Holding — Rashid, J.
- The Court of Appeals of Michigan held that the clause did not constitute a valid indemnity agreement, and therefore, McLouth Steel was not required to indemnify Depco for its negligence.
Rule
- An indemnity agreement must clearly and unequivocally express the intention to indemnify a party for its own negligence in order to be enforceable.
Reasoning
- The court reasoned that the language of the clause was not clear and unequivocal in expressing an intention to indemnify Depco for its own negligent acts.
- The court noted that contracts for indemnity must explicitly express such intentions, especially when they pertain to negligence.
- The clause in question included various disclaimers regarding responsibility for equipment and accidents beyond Depco's control, but it did not specifically indicate that McLouth Steel agreed to indemnify Depco for its own negligence.
- The court emphasized that the broad language of the clause did not sufficiently demonstrate that McLouth Steel intended to take on the risk of Depco's negligence.
- Therefore, the trial court was correct in finding that Depco failed to state a claim for indemnity against McLouth.
Deep Dive: How the Court Reached Its Decision
Court's Interpretation of Indemnity Clauses
The Court of Appeals of Michigan examined the language of the clause in the "field service order" to determine whether it constituted a valid indemnity agreement that would protect Depco Equipment Company from its own negligence.
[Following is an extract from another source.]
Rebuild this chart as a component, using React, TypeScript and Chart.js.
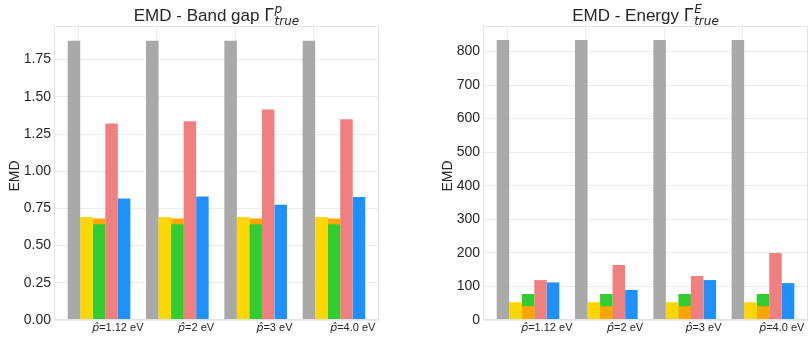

The court adhered to the general rule that indemnity agreements must express the intention to indemnify in clear and unequivocal terms, particularly when addressing the indemnitee's own negligent acts. The court noted that while the clause included disclaimers regarding responsibility for certain types of accidents and losses, it did not specifically indicate that McLouth Steel intended to indemnify Depco for any negligent actions. The court emphasized that the phrase "loose tools and equipment left on machines" could be interpreted in various ways, and such ambiguity detracted from the clarity required for an indemnity provision. Ultimately, the court concluded that the clause was insufficiently explicit in conveying an intention to indemnify Depco, thereby affirming the trial court's decision that Depco failed to state a valid claim for indemnity against McLouth Steel.
Legal Standards for Indemnity Agreements
In its analysis, the court referenced established legal principles governing indemnity agreements, highlighting that these agreements must be construed strictly against the party seeking indemnification. The court reiterated that indemnity provisions that aim to protect a party from its own negligence require explicit language indicating such intent. The court referred to previous case law which underscored the necessity of unequivocal terms in indemnity contracts, particularly when the indemnifying party is being asked to assume liability for the negligence of another party. The court found that the clause in question, which broadly stated that Depco would not be responsible for accidents beyond its control, did not sufficiently absolve Depco of liability stemming from its own negligent conduct. This strict interpretation of indemnity clauses served to reinforce the court's conclusion that the language did not meet the necessary legal standards for enforceability.
Role of Affidavits in Summary Judgment
The court also addressed the role of affidavits in the context of the summary judgment motion filed by McLouth Steel, clarifying the procedural aspects outlined in GCR 1963, 117.2. The court pointed out that motions for summary judgment could be based on the failure to state a claim upon which relief could be granted, and such motions do not necessarily require supporting affidavits if the claim's sufficiency is apparent from the pleadings. The court referenced the precedent set in Durant v. Stahlin, emphasizing that for claims regarding failure to state a cause of action, the relevant issues can typically be determined from the face of the pleadings alone. Thus, while the attorneys provided affidavits containing legal opinions, the court maintained that these were not essential for assessing the legal sufficiency of Depco's claim against McLouth Steel, as the nature of the indemnity clause was determinable from the language used in the contract.
Conclusion on Indemnity and Liability
In concluding its opinion, the court affirmed the trial court's grant of summary judgment in favor of McLouth Steel, reinforcing the notion that the indemnity clause did not meet the legal requirements necessary to protect Depco from liability due to its own negligence. The court firmly stated that the clause lacked the clear and unequivocal language needed to constitute a valid indemnity agreement, thus validating the trial court's finding that Depco had failed to establish a claim upon which relief could be granted. The decision underscored the importance of precise language in indemnity agreements and the courts' tendency to interpret such contracts strictly against the party that drafted them. Consequently, Depco remained liable for the alleged negligence leading to Meadows' injuries, as the contractual provisions did not shield it from responsibility.